Não são só os homens que viram as costas para as mulheres com deficiência. O movimento feminista também acaba deixando de lado esse grupo. Mesmo com as inúmeras vertentes, poucas são as lutas que o envolvem. “A verdade é que esse mundo só é fácil para uma parcela pequena da sociedade: os homens cis héteros brancos e ricos. Quanto mais opressões você acumula, pior é. Eu apoio o movimento e acho extremamente importante, mas ele não me representa como mulher preta e muito menos como mulher com deficiência”, afirma Alessandra. Mariana concorda. Segundo ela, além de todo o estigma da fraqueza do gênero feminino, o corpo dessas mulheres não é bem-vindo em ambientes que discutem o feminismo. “Os eventos acontecem em lugares sem acessibilidade, intérprete de libras, audiodescrição. Parece que as pessoas têm preguiça de nos incluir”, diz.
Um futuro nem tão brilhante
Em novembro do ano passado, o Ministério da Economia criou o Projeto de Lei 6.159, que determinava que as empresas poderiam optar por não contratar pessoas com deficiência se pagassem uma multa. Isso praticamente destruía o direito ao trabalho das PcDs e desautorizava a Lei de Cotas. O PL deveria ser votado em até 45 dias no Congresso, mas, após inúmeros protestos, o presidente Jair Bolsonaro retirou a urgência e o ministro Paulo Guedes garantiu que não irá pautar mais nenhum projeto que envolva as PcDs sem ouvi-las e considerar suas demandas anteriormente.

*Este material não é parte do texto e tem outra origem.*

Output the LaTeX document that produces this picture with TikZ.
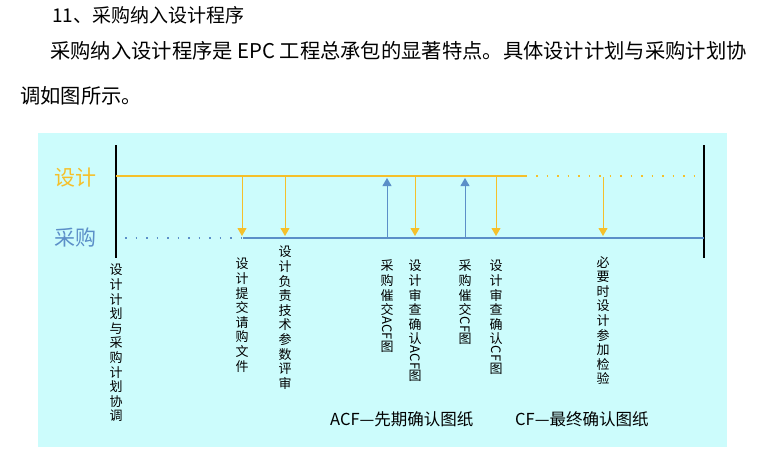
\documentclass[tikz,border=0pt]{standalone}
\usepackage{fontspec}
\usepackage{graphicx}
\setmainfont{Liberation Serif}
\newfontfamily\cjk{Noto Sans CJK SC}
\usetikzlibrary{arrows.meta}
\definecolor{bgc}{HTML}{CCFCFC}
\definecolor{ylw}{HTML}{F5C02A}
\definecolor{blu}{HTML}{5B8FC8}
\newcommand{\acf}{\rotatebox[origin=c]{-90}{ACF}}
\newcommand{\cfr}{\rotatebox[origin=c]{-90}{CF}}
\begin{document}
\begin{tikzpicture}[x=1pt,y=-1pt,
  vt/.style={anchor=north,align=center,inner sep=0pt,font=\cjk\fontsize{13}{14.6}\selectfont},
  ya/.style={draw=ylw,line width=1pt,-{Triangle[length=8pt,width=9pt]}},
  ba/.style={draw=blu,line width=1pt,-{Triangle[length=8pt,width=9pt]}},
  txt/.style={anchor=base west,inner sep=0pt,font=\cjk\fontsize{20.3}{22}\selectfont}]
\useasboundingbox (0,0) rectangle (760,453);
\fill[white] (0,0) rectangle (760,453);
\node[txt,font=\cjk\fontsize{19}{22}\selectfont] (t1) at (52,22) {11、采购纳入设计程序};
\node[txt] (t2) at (50,58) {采购纳入设计程序是 EPC 工程总承包的显著特点。具体设计计划与采购计划协};
\node[txt] (t3) at (20,103) {调如图所示。};
\fill[bgc] (38,133) rectangle (727,447);
\coordinate (L1) at (116,145); \coordinate (L2) at (116,258);
\coordinate (R1) at (704,145); \coordinate (R2) at (704,258);
\draw[line width=1.3pt] (L1) -- (L2);
\draw[line width=1.3pt] (R1) -- (R2);
\coordinate (y0) at (116,176); \coordinate (y1) at (527,176); \coordinate (y2) at (704,176);
\draw[ylw,line width=2.4pt] (y0) -- (y1);
\draw[ylw,line width=1.5pt,dash pattern=on 1.5pt off 9pt] (y1) ++(9,0) -- (y2);
\coordinate (b0) at (116,238); \coordinate (b1) at (243,238); \coordinate (b2) at (704,238);
\draw[blu,line width=1.5pt,dash pattern=on 1.5pt off 9pt] (b0) ++(9,0) -- (b1);
\draw[blu,line width=2.4pt] (b1) -- (b2);
\node[font=\cjk\fontsize{21}{22}\selectfont,text=ylw] (sj) at (75,178) {设计};
\node[font=\cjk\fontsize{21}{22}\selectfont,text=blu] (cg) at (75,238) {采购};
\foreach \x in {242,285,415,496,603} {\draw[ya] (\x,177) -- (\x,236);}
\foreach \x in {387,465} {\draw[ba] (\x,237) -- (\x,178);}
\node[vt] (v1) at (116,264) {设\\计\\计\\划\\与\\采\\购\\计\\划\\协\\调};
\node[vt] (v2) at (242,258) {设\\计\\提\\交\\请\\购\\文\\件};
\node[vt] (v3) at (285,246) {设\\计\\负\\责\\技\\术\\参\\数\\评\\审};
\node[vt] (v4) at (387,260) {采\\购\\催\\交\\\acf\\图};
\node[vt] (v5) at (415,260) {设\\计\\审\\查\\确\\认\\\acf\\图};
\node[vt] (v6) at (465,260) {采\\购\\催\\交\\\cfr\\图};
\node[vt] (v7) at (496,260) {设\\计\\审\\查\\确\\认\\\cfr\\图};
\node[vt] (v8) at (603,256) {必\\要\\时\\设\\计\\参\\加\\检\\验};
\node[anchor=base west,inner sep=0pt,font=\cjk\fontsize{16.5}{18}\selectfont] (k1) at (330,425) {ACF—先期确认图纸};
\node[anchor=base west,inner sep=0pt,font=\cjk\fontsize{16.5}{18}\selectfont] (k2) at (515,425) {CF—最终确认图纸};
\end{tikzpicture}
\end{document}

Esse é apenas um dos exemplos de projeto de lei que tira os direitos das pessoas com deficiência, LGBTs+, mulheres, negros e, ainda que não tenha ido para a frente, mostra o descaso do poder com as minorias.Para Mariana, com o viés do atual governo, é difícil esperar muitas mudanças positivas, mas o essencial é investir na inserção no mercado de trabalho. Ela sugere uma campanha para exaltar as PcDs. “A gente não quer ficar encostada no INSS, como muita gente fala. Queremos ser produtivas e protagonistas da nossa vida”, declara. Já Ana Clara defende a “normalização” das deficiências. “As pessoas precisam começar a nos ver como cidadãos. Temos direitos, e eles precisam ser respeitados. Não são favores que nos fazem”, explica.
O preconceito está em atos e questões nos quais às vezes nem paramos para pensar – alguns, institucionalizados. “Ano passado fui à Receita Federal e descobri que a deficiência é considerada uma moléstia grave. Esse tipo de nomenclatura ainda é muito comum e ofende, inferioriza. Não é algo que vai mudar de uma hora para outra porque está enraizado, mas ações de conscientização do governo poderiam dar início à mudança”, sugere Ana. Até lá, as atitudes para a transformação devem partir de todos. De nós mesmas no dia a dia, para acolher e ouvir essas mulheres, ser parceiras delas na luta por seus direitos. Das instituições públicas e privadas, ao atender às necessidades das PcDs e garantir a real inclusão. E de toda a sociedade, no combate aos preconceitos.